Nobel Shirin Ebadi to Italy: no more compromises with the Iranian regime
"Stop strengthening it, let us win this battle!" is the heartfelt appeal of the first woman judge in Tehran, at a time when the dictatorship is very fragile
4' min read
4' min read
"Stop compromising with the Iranian regime!" said, referring to the Italian government, and Europe in general, Shirin Ebadi, the first woman to become a magistrate in Iran and winner of the Nobel Peace Prize in 2003. During the press conference preceding her opening of the Pordenonelegge literary festival, she described Europe's response to the bloody dictatorship in Tehran as 'very weak: the Europeans have always tried to keep it at bay, to make it happy. All we activists do is ask the Europeans not to strengthen our dictator and allow us to win this battle. Since we are in Italy, I would like to give two examples of these compromises: remember when the former Iranian president Hassan Rohani came to Rome with a delegation and at the Capitoline Museums the statues, masterpieces of Italian art, were covered out of 'respect' for the president, because they were naked. This is a lack of respect for culture, for the art of Italian history, it is unacceptable! And then do you remember when Mohammad Abedini Najafabadi was arrested a few months ago, a person close to the Iranian regime who was supposed to be sent to the United States to stand trial and instead, for an exchange with an Italian person, Cecilia Sala, he returned to Iran?".

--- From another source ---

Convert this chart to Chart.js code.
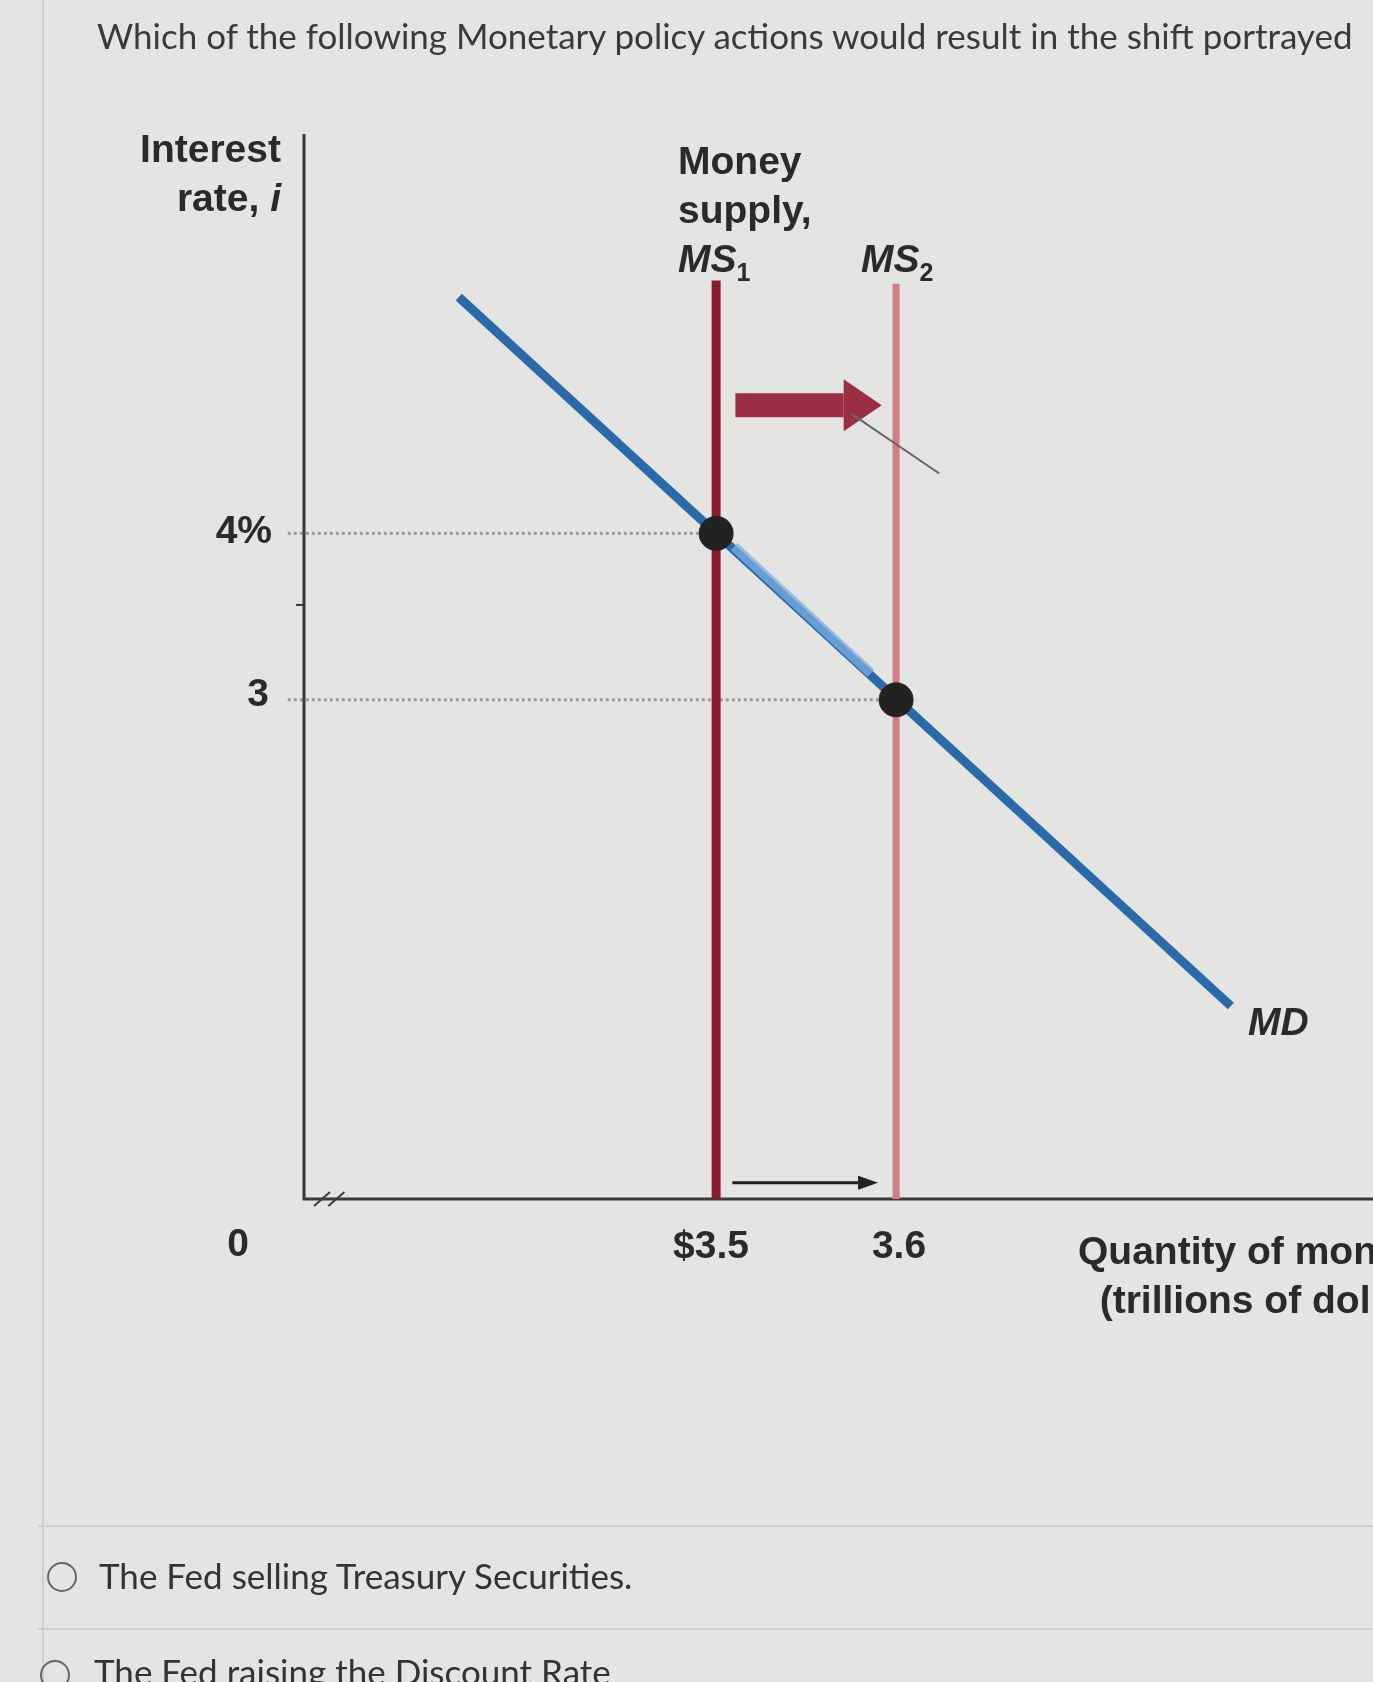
<!DOCTYPE html>
<html><head><meta charset="utf-8">
<script src="https://cdn.jsdelivr.net/npm/chart.js@4"></script>
<style>
html,body{margin:0;padding:0;width:1373px;height:1682px;overflow:hidden;background:#e4e4e2;font-family:"Liberation Sans",Arial,sans-serif;}
.t{position:absolute;white-space:nowrap;color:#2a2a2a;}
.b{font-weight:bold;font-size:39px;line-height:49px;}
#c{position:absolute;left:0;top:0;}
</style></head><body>
<canvas id="c" width="1373" height="1682"></canvas>
<div class="t" style="left:97px;top:14px;font-family:Lato,'Open Sans',sans-serif;font-size:35px;color:#3a3a3a;">Which of the following Monetary policy actions would result in the shift portrayed</div>
<div style="position:absolute;left:42px;top:0;width:2px;height:1682px;background:#cfcfcd"></div>
<div class="t b" style="left:100px;width:181px;text-align:right;top:124px;">Interest<br>rate, <i>i</i></div>
<div class="t b" style="left:678px;top:136px;">Money<br>supply,<br><i>MS</i><sub style="font-size:25px">1</sub></div>
<div class="t b" style="left:861px;top:234px;"><i>MS</i><sub style="font-size:25px">2</sub></div>
<div class="t b" style="left:180px;width:92px;text-align:right;top:505px;">4%</div>
<div class="t b" style="left:180px;width:89px;text-align:right;top:668px;">3</div>
<div class="t b" style="left:218px;width:40px;text-align:center;top:1218px;">0</div>
<div class="t b" style="left:651px;width:120px;text-align:center;top:1220px;">$3.5</div>
<div class="t b" style="left:839px;width:120px;text-align:center;top:1220px;">3.6</div>
<div class="t b" style="left:1078px;top:1226px;">Quantity of money<br>&nbsp;&nbsp;(trillions of dollars)</div>
<div class="t b" style="left:1248px;top:997px;"><i>MD</i></div>
<div style="position:absolute;left:38px;top:1525px;width:1335px;height:2px;background:#cfcfcd"></div>
<div style="position:absolute;left:38px;top:1628px;width:1335px;height:2px;background:#cfcfcd"></div>
<div style="position:absolute;left:47px;top:1562px;width:26px;height:26px;border:2px solid #666;border-radius:50%"></div>
<div class="t" style="left:99px;top:1554px;font-family:Lato,'Open Sans',sans-serif;font-size:35px;color:#333;">The Fed selling Treasury Securities.</div>
<div style="position:absolute;left:40px;top:1660px;width:26px;height:26px;border:2px solid #666;border-radius:50%"></div>
<div class="t" style="left:94px;top:1650px;font-family:Lato,'Open Sans',sans-serif;font-size:35px;color:#333;">The Fed raising the Discount Rate</div>
<script>
const msX = [3.5, 3.6];
const msTop = [5.52, 5.50];
const mdX = [3.357, 3.786];
const mdY = [5.42, 1.16];
const eqX = [3.5, 3.6];
const eqY = [4, 3];
const X_MIN = 3.271, X_MAX = 3.855, Y_MAX = 6.4;

const arrowPlugin = {
  id: 'arrows',
  afterDatasetsDraw(chart) {
    const {ctx, scales:{x, y}} = chart;
    const P=(a,b)=>[x.getPixelForValue(a),y.getPixelForValue(b)];
    function arrow(x1,y1,x2,y2,color,w,head,hw){
      const p1=P(x1,y1), p2=P(x2,y2);
      const a=Math.atan2(p2[1]-p1[1],p2[0]-p1[0]);
      const bx=p2[0]-head*Math.cos(a), by=p2[1]-head*Math.sin(a);
      ctx.save();ctx.strokeStyle=color;ctx.fillStyle=color;ctx.lineWidth=w;
      ctx.beginPath();ctx.moveTo(p1[0],p1[1]);ctx.lineTo(bx,by);ctx.stroke();
      ctx.beginPath();ctx.moveTo(p2[0],p2[1]);
      ctx.lineTo(bx+hw*Math.sin(a),by-hw*Math.cos(a));ctx.lineTo(bx-hw*Math.sin(a),by+hw*Math.cos(a));ctx.closePath();ctx.fill();
      ctx.restore();
    }
    arrow(3.5107,4.77,3.592,4.77,'#9a2f42',24,38,26);
    arrow(3.509,0.097,3.59,0.097,'#222',3,20,7);
    ctx.save();ctx.strokeStyle='#666';ctx.lineWidth=2;
    let a=P(3.575,4.72), b=P(3.624,4.36);
    ctx.beginPath();ctx.moveTo(a[0],a[1]);ctx.lineTo(b[0],b[1]);ctx.stroke();
    // axis break marks and tick
    ctx.strokeStyle='#3a3a3a';ctx.lineWidth=2;
    [3.281,3.289].forEach(v=>{const p=P(v,0);ctx.beginPath();ctx.moveTo(p[0]-8,p[1]+7);ctx.lineTo(p[0]+8,p[1]-7);ctx.stroke();});
    const t=P(X_MIN,3.57);ctx.beginPath();ctx.moveTo(t[0]-8,t[1]);ctx.lineTo(t[0],t[1]);ctx.stroke();
    ctx.restore();
  }
};

new Chart(document.getElementById('c'), {
  type: 'scatter',
  data: { datasets: [
    {order:6,data:[{x:3.262,y:eqY[0]},{x:eqX[0],y:eqY[0]}], showLine:true, borderColor:'#9a9a9a', borderWidth:3, borderDash:[3,3], pointRadius:0},
    {order:6,data:[{x:3.262,y:eqY[1]},{x:eqX[1],y:eqY[1]}], showLine:true, borderColor:'#9a9a9a', borderWidth:3, borderDash:[3,3], pointRadius:0},
    {order:5,data:[{x:X_MIN,y:Y_MAX},{x:X_MIN,y:0},{x:3.9,y:0}], showLine:true, borderColor:'#3a3a3a', borderWidth:3, pointRadius:0},
    {order:4,data:[{x:msX[1],y:0},{x:msX[1],y:msTop[1]}], showLine:true, borderColor:'#d27c86', borderWidth:7, pointRadius:0},
    {order:3,data:[{x:msX[0],y:0},{x:msX[0],y:msTop[0]}], showLine:true, borderColor:'#8c1c30', borderWidth:9, pointRadius:0},
    {order:2,data:[{x:mdX[0],y:mdY[0]},{x:mdX[1],y:mdY[1]}], showLine:true, borderColor:'#2a6aa8', borderWidth:9, pointRadius:0},
    {order:1,data:[{x:3.51,y:3.92},{x:3.586,y:3.16}], showLine:true, borderColor:'rgba(125,175,225,0.75)', borderWidth:10, pointRadius:0},
    {order:0,data:eqX.map((v,i)=>({x:v,y:eqY[i]})), showLine:false, backgroundColor:'#222', borderColor:'#222', pointRadius:17}
  ]},
  options: {
    responsive:false, animation:false, clip:false,
    layout:{padding:{left:304,top:134,right:0,bottom:483}},
    plugins:{legend:{display:false},tooltip:{enabled:false}},
    scales:{
      x:{type:'linear',min:X_MIN,max:X_MAX,display:false},
      y:{type:'linear',min:0,max:Y_MAX,display:false}
    }
  },
  plugins:[arrowPlugin]
});
</script>
</body></html>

Ebadi continues with a third example, which in this case concerns Brussels: "Do you remember when an Iranian diplomat, Assadollah Assadi, was arrested in Belgium with explosives for a terrorist action against a group of Iranian dissidents? He was sentenced to 20 years in prison, but soon after the sentence was made final, the Belgian government signed an agreement for the extradition of the convicted with the Iranian regime. So in a very short time, he was returned to the regime and went back to work. Do you think this is a fair attitude towards a dictatorship like Iran's?" Moreover, observes the activist born in Hamadan in 1947, who recounted her life in Finché non siamo liberi (translated by Alberto Cristofori, Bompiani, pp. 254, euro 14) 'this also makes European citizens travelling to Iran less safe, it is against democratic principles. So I conclude with a message for European governments: do not help the regime, if you do, you do it against your own democracies!"
Three years after the killing of Mahsa Amini, the student murdered just because she did not wear a veil that triggered protests in the streets all over the country. the regime is very weak, Ebadi is full of hope: "until recently if you thought of Iran you thought of a powerful regime with many allies: it financed Lebanese Hizbollah, creating serious problems for the country, in Syria it kept Bachar el-Assad standing, despite the very strong dissent, in Yemen it supported the Houthis who had created a situation of instability. Now we see that the scenario has changed: in Syria, Bachar el-Assad has fallen, in Lebanon, Hezbollah has been greatly weakened, in Yemen, the Houthis are almost gone. The regime very weakened, even their air defence was destroyed in a couple of days by the Israelis. All this has shown that the Iranian regime is not so powerful'.
What about the Life, Woman, Freedom movement, we ask her: 'The movement played a decisive role in changing society, it made the regime back down. For example, a law passed by parliament that was supposed to tighten the punishments against women even more was not enforced because it would have been complicated to apply: you can arrest a hundred women, or a thousand women, but not hundreds or thousands. If we look at the photos we get of people in the streets, we can see that society has completely changed, there are so many women who no longer wear the veil. This is thanks to the movement, which is still alive, it has only changed the method of protesting, but the protests are still going on and the Iranian people and in particular the women continue the struggle'.
"A battle in extraordinary loneliness," observed the president of the Pordenonelegge Foundation, Michelangelo Agrusti, speaking with Ebadi, who also recalled the loneliness of the Syrian rebellion, where in the repression that followed the Arab Spring, Bachar el-Assad killed 500,000 Arabs and Kurds from his country. "I completely agree," the activist remarked, "Syria was a republic, but a republic passed from father to son, and they made massacres of their own people, aided by the Iranian regime both directly and through Hezbollah.